Modern historians point to the Greek development of the celestial coordinate grid as the single greatest leap toward precise global navigation. According to Library of Congress resources, the concept of latitude and its celestial correlate, declination, derives directly from Greek geometers. The terms “zenith” and “nadir” trace back through Arabic to Greek roots. The Royal Museums Greenwich hold astrolabes illustrating the instrument’s evolution, showing that stereographic projection still teaches coordinate transformations. Scholarly analyses emphasize that the Greek integration of Babylonian eclipse predictors with geometric cosmology created the first truly portable system of sky‑earth correspondence, enabling a literate merchant captain to navigate from the Pillars of Hercules to the Indus without losing sight of latitude (Encyclopaedia Britannica).

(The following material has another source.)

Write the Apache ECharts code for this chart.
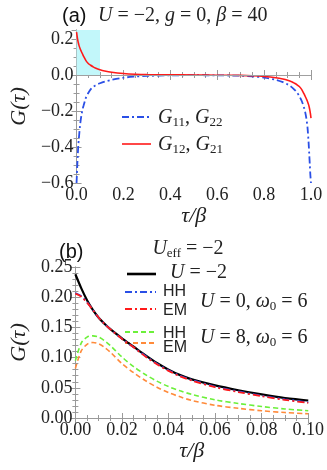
<!DOCTYPE html>
<html>
<head>
<meta charset="utf-8">
<script src="https://cdn.jsdelivr.net/npm/echarts@6/dist/echarts.min.js"></script>
<style>
  html, body { margin: 0; padding: 0; background: #fff; }
  #chart { width: 327px; height: 470px; }
</style>
</head>
<body>
<div id="chart"></div>
<script>
// Panel (a): full imaginary-time range
const tauA = [0, 0.0025, 0.005, 0.0075, 0.01, 0.015, 0.02, 0.025, 0.03, 0.04, 0.05, 0.06, 0.07, 0.08, 0.1, 0.12, 0.15, 0.2, 0.25, 0.3, 0.4, 0.5,
  0.6, 0.7, 0.75, 0.8, 0.85, 0.88, 0.9, 0.92, 0.93, 0.94, 0.95, 0.96, 0.97, 0.975, 0.98, 0.985, 0.99, 0.9925, 0.995, 0.9975, 1];
const g11 = [-0.6, -0.52, -0.45, -0.39, -0.35, -0.28, -0.23, -0.195, -0.17, -0.126, -0.1, -0.08, -0.067, -0.058, -0.046, -0.037, -0.027, -0.015, -0.009, -0.005, -0.002, -0.001,
  -0.002, -0.004, -0.008, -0.014, -0.027, -0.04, -0.052, -0.07, -0.082, -0.097, -0.117, -0.143, -0.18, -0.205, -0.24, -0.29, -0.38, -0.44, -0.5, -0.56, -0.6];
const g12 = [0.238, 0.215, 0.195, 0.179, 0.166, 0.147, 0.132, 0.118, 0.104, 0.08, 0.064, 0.054, 0.046, 0.039, 0.029, 0.022, 0.015, 0.008, 0.004, 0.002, 0.001, 0,
  -0.001, -0.002, -0.004, -0.008, -0.015, -0.022, -0.029, -0.039, -0.046, -0.054, -0.064, -0.08, -0.104, -0.118, -0.132, -0.147, -0.166, -0.179, -0.195, -0.215, -0.24];

// Panel (b): zoom on small tau
const tauB = [0, 0.0025, 0.005, 0.0075, 0.01, 0.0125, 0.015, 0.02, 0.025, 0.03, 0.035, 0.04, 0.045, 0.05, 0.06, 0.07, 0.08, 0.09, 0.1];
const gU  = [0.238, 0.215, 0.195, 0.179, 0.166, 0.156, 0.147, 0.132, 0.118, 0.104, 0.091, 0.08, 0.071, 0.064, 0.054, 0.046, 0.039, 0.033, 0.029];
const gHH0 = [0.207, 0.202, 0.192, 0.179, 0.166, 0.156, 0.147, 0.131, 0.117, 0.103, 0.09, 0.079, 0.07, 0.063, 0.052, 0.044, 0.037, 0.031, 0.026];
const gEM0 = [0.206, 0.201, 0.191, 0.179, 0.166, 0.156, 0.147, 0.131, 0.117, 0.102, 0.089, 0.078, 0.069, 0.062, 0.051, 0.043, 0.036, 0.03, 0.025];
const gHH8 = [0.095, 0.124, 0.134, 0.136, 0.134, 0.128, 0.12, 0.101, 0.085, 0.072, 0.061, 0.052, 0.045, 0.039, 0.03, 0.024, 0.019, 0.015, 0.012];
const gEM8 = [0.082, 0.111, 0.122, 0.125, 0.123, 0.117, 0.109, 0.09, 0.075, 0.062, 0.051, 0.042, 0.035, 0.029, 0.021, 0.016, 0.012, 0.009, 0.007];

const frame = '#9a9a9a';
const serif = 'Liberation Serif';
const sans = 'Liberation Sans';
const blue = '#2a4fe6';
const red = '#ff1a1a';
const green = '#6cf03a';
const orange = '#ff8a3a';
const dashDot = [7, 3, 2, 3];

const pair = (xs, ys) => xs.map((x, i) => [x, ys[i]]);

function fmt(digits, step) {
  return v => {
    if (Math.abs(v / step - Math.round(v / step)) > 1e-6) return '';
    const s = Math.abs(v).toFixed(digits);
    return (v < -1e-9 ? '\u2212' : '') + s;
  };
}

function axis(gridIndex, position, min, max, interval, minor, labelFmt, name) {
  const main = position === 'bottom' || position === 'left';
  const a = {
    type: 'value', gridIndex, position, min, max, interval,
    axisLine: { show: true, lineStyle: { color: frame, width: 1 } },
    axisTick: { show: true, inside: true, length: 5, lineStyle: { color: frame } },
    minorTick: { show: true, splitNumber: minor, length: 3, lineStyle: { color: frame } },
    splitLine: { show: false },
    axisLabel: {
      show: main, formatter: labelFmt, fontFamily: serif, fontSize: 18, color: '#222', margin: 3,
      showMaxLabel: true, showMinLabel: true
    }
  };
  if (main && name) {
    a.name = name;
    a.nameLocation = 'middle';
    a.nameTextStyle = { fontFamily: serif, fontStyle: 'italic', fontSize: 22, color: '#222' };
  }
  return a;
}

const xA = axis(0, 'bottom', 0, 1, 0.2, 4, fmt(1, 0.2), 'τ/β');
xA.nameGap = 21;
const yA = axis(0, 'left', -0.6, 0.25, 0.2, 4, fmt(1, 0.2), 'G(τ)');
yA.nameGap = 40;
const xB = axis(1, 'bottom', 0, 0.1, 0.02, 4, fmt(2, 0.02), 'τ/β');
xB.nameGap = 21;
const yB = axis(1, 'left', 0, 0.25, 0.05, 5, fmt(2, 0.05), 'G(τ)');
yB.nameGap = 40;

const line = (x, y, xi, yi, color, width, type, extra) => Object.assign({
  type: 'line', xAxisIndex: xi, yAxisIndex: yi, data: pair(x, y),
  showSymbol: false, smooth: 0.3, silent: true, animation: false,
  lineStyle: { color, width, type }
}, extra || {});

const mathRich = {
  i: { fontFamily: serif, fontStyle: 'italic', fontSize: 20, color: '#222' },
  r: { fontFamily: serif, fontSize: 20, color: '#222' },
  s: { fontFamily: serif, fontSize: 13, color: '#222', padding: [10, 0, 0, 0] },
  sa: { fontFamily: sans, fontSize: 16, color: '#222' }
};

const txt = (x, y, text, align) => ({
  type: 'text', x, y, silent: true,
  style: { text, rich: mathRich, align: align || 'left', verticalAlign: 'middle', fontFamily: serif, fontSize: 20, fill: '#222' }
});
const seg = (x1, x2, y, color, width, dash) => ({
  type: 'line', silent: true,
  shape: { x1, y1: y, x2, y2: y },
  style: { stroke: color, lineWidth: width, lineDash: dash || null }
});

const option = {
  backgroundColor: '#fff',
  animation: false,
  grid: [
    { left: 63, top: 30, width: 248, height: 153 },
    { left: 63, top: 267, width: 248, height: 151 }
  ],
  xAxis: [xA, axis(0, 'top', 0, 1, 0.2, 4), xB, axis(1, 'top', 0, 0.1, 0.02, 4)],
  yAxis: [yA, axis(0, 'right', -0.6, 0.25, 0.2, 4), yB, axis(1, 'right', 0, 0.25, 0.05, 5)],
  series: [
    line(tauA, g11, 0, 0, blue, 1.8, dashDot, {
      markArea: {
        silent: true,
        itemStyle: { color: '#c2f7fa' },
        data: [[{ xAxis: 0, yAxis: 0 }, { xAxis: 0.1, yAxis: 0.25 }]]
      },
      markLine: {
        silent: true, symbol: 'none', label: { show: false },
        lineStyle: { color: '#a0a0a0', width: 1, type: 'solid' },
        data: [{ yAxis: 0 }]
      }
    }),
    line(tauA, g12, 0, 0, red, 1.6, 'solid'),
    line(tauB, gU, 2, 2, '#000', 2.2, 'solid'),
    line(tauB, gHH0, 2, 2, blue, 1.8, dashDot),
    line(tauB, gEM0, 2, 2, red, 1.8, dashDot),
    line(tauB, gHH8, 2, 2, green, 1.6, [5, 3]),
    line(tauB, gEM8, 2, 2, orange, 1.6, [5, 3])
  ],
  graphic: [
    // panel titles
    { type: 'text', x: 62, y: 16, silent: true, style: { text: '(a)', fontFamily: sans, fontSize: 20, fill: '#111', verticalAlign: 'middle' } },
    txt(98, 16, '{i|U} = \u22122, {i|g} = 0, {i|β} = 40'),
    { type: 'text', x: 59, y: 252, silent: true, style: { text: '(b)', fontFamily: sans, fontSize: 20, fill: '#111', verticalAlign: 'middle' } },
    txt(188, 249, '{i|U}{s|eff} = \u22122', 'center'),
    // legend (a)
    seg(122, 151, 117, blue, 1.8, dashDot),
    txt(158, 118, '{i|G}{s|11}, {i|G}{s|22}'),
    seg(122, 151, 144, red, 1.6),
    txt(158, 145, '{i|G}{s|12}, {i|G}{s|21}'),
    // legend (b)
    seg(127, 156, 274, '#000', 2.6),
    txt(170, 273, '{i|U} = \u22122'),
    seg(125, 156, 292, blue, 2, dashDot),
    txt(163, 292, '{sa|HH}'),
    seg(125, 156, 309, red, 2, dashDot),
    txt(163, 311, '{sa|EM}'),
    txt(200, 302, '{i|U} = 0, {i|ω}{s|0} = 6'),
    seg(125, 156, 332, green, 2, [5, 3]),
    txt(163, 334, '{sa|HH}'),
    seg(125, 156, 343, orange, 2, [5, 3]),
    txt(163, 348, '{sa|EM}'),
    txt(200, 338, '{i|U} = 8, {i|ω}{s|0} = 6')
  ]
};

const chart = echarts.init(document.getElementById('chart'), null, { renderer: 'canvas' });
chart.setOption(option);
</script>
</body>
</html>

In appreciating Greek contributions, we do not diminish other cultures—Polynesian wayfinders, the Chinese star compass, Arab navigators who wrote the Rahmans—but we recognize a pivotal conceptual shift. The Greeks gave the Mediterranean world a mathematical language for the sky, one that could be written down, taught, and improved. Their observations of Polaris’ fixity, the ecliptic’s inclination, and the measurable angle between horizon and star turned the night sky into a calibrated instrument. That instrument steered fleets across wine‑dark seas, guided Arabs across the Sahara, and carried European caravels around the Cape of Good Hope. The legacy is embedded in every chart, compass rose, and global positioning algorithm that acknowledges the Earth as a sphere hung within a coordinate frame—a frame first grandly drawn by Greek hands.